Eludere futuri pignoramenti non configura l’art. 388 c.p. (Riccardo Radi)

La Cassazione sezione 6 con la sentenza numero 37634/2024 ha annullato senza rinvio una doppia conforme che vedeva attribuita e contestata agli imputati una condotta volta a sottrarre non già i beni oggetto di pignoramento, ma ad eludere i futuri pignoramenti, ancora da compiersi, rapportati alle diverse e progressive scadenze degli assegni postdatati versati al creditore a garanzia del credito, posti a fondamento degli atti di precetto per dare corso a distinte e plurime procedure esecutive.

La Suprema Corte ha stabilito che tale condotta non è prevista dalla legge come reato.

L’elusione degli obblighi in corso di accertamento di cui al primo comma dell’art. 388 cod.pen. si riferisce esclusivamente e tassativamente alla pendenza di un’azione giudiziaria.

Con il primo comma si puniscono, infatti, i comportamenti destinati a precostituire una situazione di ineseguibilità della decisione giudiziaria definitiva, estendendo esplicitamente la tutela anche agli obblighi “dei quali è in corso l’accertamento dinanzi l’Autorità giudiziaria“, ma pur sempre subordinatamente alla emissione di un provvedimento emesso dall’autorità giudiziaria che costituisca il presupposto dell’ingiunzione da eseguire.

Nella fattispecie in esame il titolo esecutivo è costituito non da un provvedimento giudiziario, ma da assegni bancari che venivano azionati con il precetto alla data della loro scadenza.

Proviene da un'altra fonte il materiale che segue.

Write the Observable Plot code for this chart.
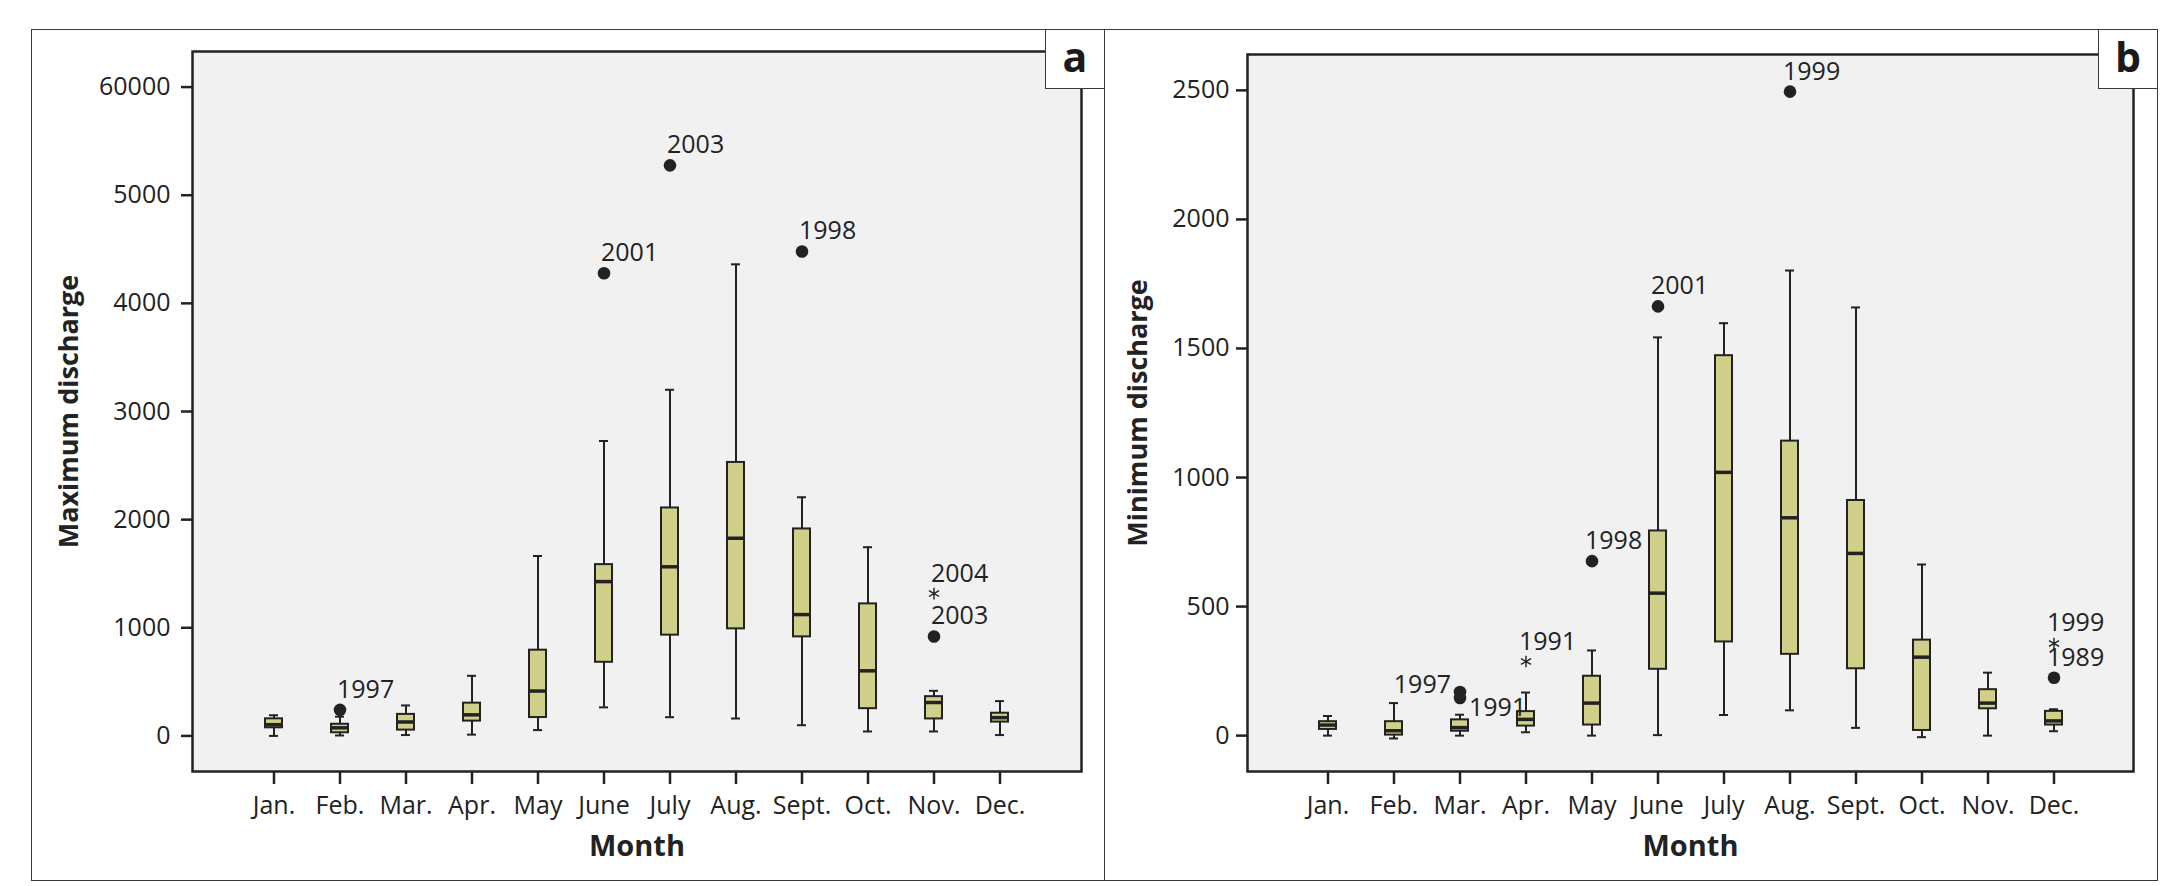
<!DOCTYPE html>
<html>
<head>
<meta charset="utf-8">
<script src="https://cdn.jsdelivr.net/npm/d3@7"></script>
<script src="https://cdn.jsdelivr.net/npm/@observablehq/plot@0.6"></script>
<style>
  html, body { margin: 0; padding: 0; background: #fff; }
  #wrap { position: relative; width: 2165px; height: 886px; background: #fff; overflow: hidden;
          font-family: "Open Sans", sans-serif; color: #222; }
  .chart { position: absolute; top: 29px; }
  .border { position: absolute; border: 1.4px solid #3a3a3a; box-sizing: border-box; pointer-events: none; }
  .tag { position: absolute; top: 29px; width: 60px; height: 60px; background: #fff; border: 1.4px solid #3a3a3a;
         box-sizing: border-box; font-weight: bold; font-size: 41px; line-height: 52px; text-align: center; color: #1a1a1a; }
</style>
</head>
<body>
<div id="wrap">
  <div id="chartA" class="chart" style="left:32px;"></div>
  <div id="chartB" class="chart" style="left:1104px;"></div>
  <div class="border" style="left:31px;top:29px;width:1074px;height:852px;"></div>
  <div class="border" style="left:1104px;top:29px;width:1054px;height:852px;"></div>
  <div class="tag" style="left:1045px;">a</div>
  <div class="tag" style="left:2098px;">b</div>
</div>
<script>
// ---------- data ----------
const months = ["Jan.", "Feb.", "Mar.", "Apr.", "May", "June", "July", "Aug.", "Sept.", "Oct.", "Nov.", "Dec."];

// Panel a: Maximum discharge
const maxLow    = [0,   4,   8,   12,  54,   264,  173,  161,  99,   41,   41,  8];
const maxQ1     = [75,  29,  54,  137, 170,  681,  932,  990,  916,  252,  157, 128];
const maxMedian = [104, 75,  129, 195, 415,  1427, 1564, 1828, 1122, 602,  309, 169];
const maxQ3     = [158, 108, 199, 303, 793,  1584, 2108, 2529, 1914, 1221, 363, 210];
const maxHigh   = [191, 178, 282, 556, 1664, 2727, 3201, 4361, 2207, 1745, 417, 322];
const maxOutMonth = ["Feb.", "June", "July", "Sept.", "Nov.", "Nov."];
const maxOutValue = [241, 4278, 5276, 4480, 920, 1316];
const maxOutYear  = ["1997", "2001", "2003", "1998", "2003", "2004"];
const maxOutKind  = ["outlier", "outlier", "outlier", "outlier", "outlier", "extreme"];
const maxTicks      = [0, 1000, 2000, 3000, 4000, 5000, 6000];
const maxTickLabels = ["0", "1000", "2000", "3000", "4000", "5000", "60000"];

// Panel b: Minimum discharge
const minLow    = [0,  -11, 0,  13,  0,   2,    80,   98,   30,   -6,  0,   17];
const minQ1     = [24, 2,   17, 37,  41,  257,  363,  315,  259,  20,  104, 41];
const minMedian = [41, 19,  31, 63,  126, 552,  1020, 844,  706,  304, 126, 57];
const minQ3     = [54, 54,  61, 93,  230, 793,  1472, 1141, 911,  370, 178, 94];
const minHigh   = [76, 126, 81, 167, 330, 1543, 1598, 1802, 1659, 663, 244, 102];
const minOutMonth = ["Mar.", "Mar.", "Apr.", "May", "June", "Aug.", "Dec.", "Dec."];
const minOutValue = [169, 146, 287, 676, 1663, 2495, 224, 357];
const minOutYear  = ["1997", "1991", "1991", "1998", "2001", "1999", "1989", "1999"];
const minOutKind  = ["outlier", "outlier", "extreme", "outlier", "outlier", "outlier", "outlier", "extreme"];
const minTicks      = [0, 500, 1000, 1500, 2000, 2500];
const minTickLabels = ["0", "500", "1000", "1500", "2000", "2500"];

// ---------- drawing ----------
const INK = "#222";
const BOXFILL = "#d1d08a";
const FONT = "'Open Sans', sans-serif";

// special label placements (styling only)
const specialLabel = {
  "Mar. 1997": {textAnchor: "end", dx: -9, dy: 1},
  "Mar. 1991": {textAnchor: "start", dx: 9, dy: 18}
};

function boxChart(cfg) {
  const stats = months.map((m, i) => ({
    month: m, low: cfg.low[i], q1: cfg.q1[i], med: cfg.med[i], q3: cfg.q3[i], high: cfg.high[i]
  }));
  const outs = cfg.outMonth.map((m, i) => ({
    month: m, value: cfg.outValue[i], year: cfg.outYear[i], kind: cfg.outKind[i]
  }));
  const isSpecial = d => specialLabel[d.month + " " + d.year] !== undefined;
  const labelMarks = [
    Plot.text(outs.filter(d => !isSpecial(d)), {
      x: "month", y: "value", text: "year", textAnchor: "start", lineAnchor: "bottom",
      dx: cfg.labelDx, dy: -12, fontSize: 25, fill: INK
    })
  ];
  for (const d of outs.filter(isSpecial)) {
    const p = specialLabel[d.month + " " + d.year];
    labelMarks.push(Plot.text([d], {
      x: "month", y: "value", text: "year", textAnchor: p.textAnchor, lineAnchor: "bottom",
      dx: p.dx, dy: p.dy, fontSize: 25, fill: INK
    }));
  }
  return Plot.plot({
    width: cfg.width, height: 851,
    marginLeft: cfg.marginLeft, marginRight: cfg.marginRight, marginTop: cfg.marginTop, marginBottom: 109,
    style: {background: "transparent", fontFamily: FONT, fontSize: "25px", color: INK, overflow: "visible"},
    x: {type: "band", domain: months, paddingInner: 0.745, paddingOuter: 1.04, align: 0.5},
    y: {domain: cfg.yDomain},
    marks: [
      Plot.frame({fill: "#f1f1f1", stroke: null}),
      Plot.axisY({ticks: cfg.ticks, tickFormat: d => cfg.tickLabels[cfg.ticks.indexOf(d)],
                  tickSize: 11, tickPadding: cfg.tickPadding, strokeWidth: 2.5, label: null, fontSize: 25}),
      Plot.axisX({tickSize: 13, tickPadding: 12, strokeWidth: 2.5, label: null, fontSize: 25}),
      Plot.ruleX(stats, {x: "month", y1: "low", y2: "high", stroke: INK, strokeWidth: 2}),
      Plot.tickY(stats, {x: "month", y: "low", stroke: INK, strokeWidth: 2, insetLeft: 4, insetRight: 4}),
      Plot.tickY(stats, {x: "month", y: "high", stroke: INK, strokeWidth: 2, insetLeft: 4, insetRight: 4}),
      Plot.barY(stats, {x: "month", y1: "q1", y2: "q3", fill: BOXFILL, stroke: INK, strokeWidth: 2}),
      Plot.tickY(stats, {x: "month", y: "med", stroke: INK, strokeWidth: 3.5}),
      Plot.dot(outs.filter(d => d.kind === "outlier"), {x: "month", y: "value", r: 6.3, fill: INK, stroke: null}),
      Plot.dot(outs.filter(d => d.kind === "extreme"), {x: "month", y: "value", r: 5.5, symbol: "asterisk", stroke: INK, strokeWidth: 1.4}),
      ...labelMarks,
      Plot.frame({stroke: INK, strokeWidth: 2.5}),
      Plot.text([cfg.yLabel], {text: d => d, frameAnchor: "left", rotate: -90, dx: cfg.yLabelDx,
                  textAnchor: "middle", lineAnchor: "middle", fontWeight: "bold", fontSize: 27, fill: INK}),
      Plot.text(["Month"], {text: d => d, frameAnchor: "bottom", dy: 75,
                  textAnchor: "middle", lineAnchor: "middle", fontWeight: "bold", fontSize: 29, fill: INK})
    ]
  });
}

document.getElementById("chartA").appendChild(boxChart({
  width: 1072, marginLeft: 160, marginRight: 23, marginTop: 22, tickPadding: 11,
  yDomain: [-329, 6329], ticks: maxTicks, tickLabels: maxTickLabels,
  low: maxLow, q1: maxQ1, med: maxMedian, q3: maxQ3, high: maxHigh,
  outMonth: maxOutMonth, outValue: maxOutValue, outYear: maxOutYear, outKind: maxOutKind,
  labelDx: -3, yLabel: "Maximum discharge", yLabelDx: -123
}));

document.getElementById("chartB").appendChild(boxChart({
  width: 1053, marginLeft: 143, marginRight: 24, marginTop: 25, tickPadding: 7,
  yDomain: [-139, 2639], ticks: minTicks, tickLabels: minTickLabels,
  low: minLow, q1: minQ1, med: minMedian, q3: minQ3, high: minHigh,
  outMonth: minOutMonth, outValue: minOutValue, outYear: minOutYear, outKind: minOutKind,
  labelDx: -7, yLabel: "Minimum discharge", yLabelDx: -109
}));
</script>
</body>
</html>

Sulla base della pacifica ricostruzione dei fatti è emerso, infatti, che dopo i primi tre pignoramenti eseguiti nei mesi di aprile e maggio 2017, il creditore ha notato che i debitori, prima della scadenza degli ulteriori assegni e, dunque, prima che venissero azionati i relativi pignoramenti, stavano asportando dal proprio magazzino dei beni diversi da quelli già pignorati e affidati al custode giudiziario.

Pertanto, rispetto a tale pacifica ricostruzione dei fatti, prescindendo dal carattere fraudolento o meno di tali condotte, manca innanzitutto il provvedimento dell’autorità giudiziaria che costituisce il primo presupposto per la configurabilità dell’ipotesi di reato prevista dal comma 1 dell’art. 388 cod. pen. che punisce la mancata esecuzione dolosa di un provvedimento del giudice.

Infatti, la fattispecie di cui al primo comma dell’art. 388 cod. pen. non punisce qualunque elusione delle pretese creditorie, che trovano tutela nei rimedi approntati dal Codice civile e di procedura civile, ma solo le condotte volte ad eludere le decisioni adottate dall’autorità giudiziaria.

Tanto meno è configurabile il reato di sottrazione di beni pignorati di cui al comma 5 dell’art. 388 cod. pen. (in cui è stato trasfuso il comma 3 dopo la introduzione dei due nuovi commi introdotti dal d.lgs. 11 maggio 2018 n. 63), essendo del tutto carente il presupposto del pignoramento.

La giurisprudenza richiamata nella sentenza di appello (Sez. 6, n. 16495 del 04/02/2020, Rv. 278964) non è pertinente al caso perché si riferisce alla diversa questione della rilevanza agli effetti penali della ingiunzione emessa da parte dell’ufficiale giudiziario ex art. 492 cod. proc. civ. di astenersi dal sottrarre all’espropriazione i beni pignorati, prima che siano perfezionate le ulteriori formalità che l’ordinamento processuale civile prescrive ai fini della validità ed efficacia del pignoramento, mentre nella fattispecie in esame manca del tutto il pignoramento dei beni oggetto delle condotte fraudolenti.

Esclusa la sussistenza di un tale presupposto, risulta evidente, sulla base dello stesso accertamento in fatto contenuto nella sentenza impugnata, l’insussistenza del reato contestato.

Pertanto, in applicazione dell’art. 129 cod. proc. pen., la sentenza impugnata va annullata senza rinvio perché il fatto non sussiste, in assenza di ulteriori elementi di prova da valutare, desumibile dall’analisi delle due decisioni di merito.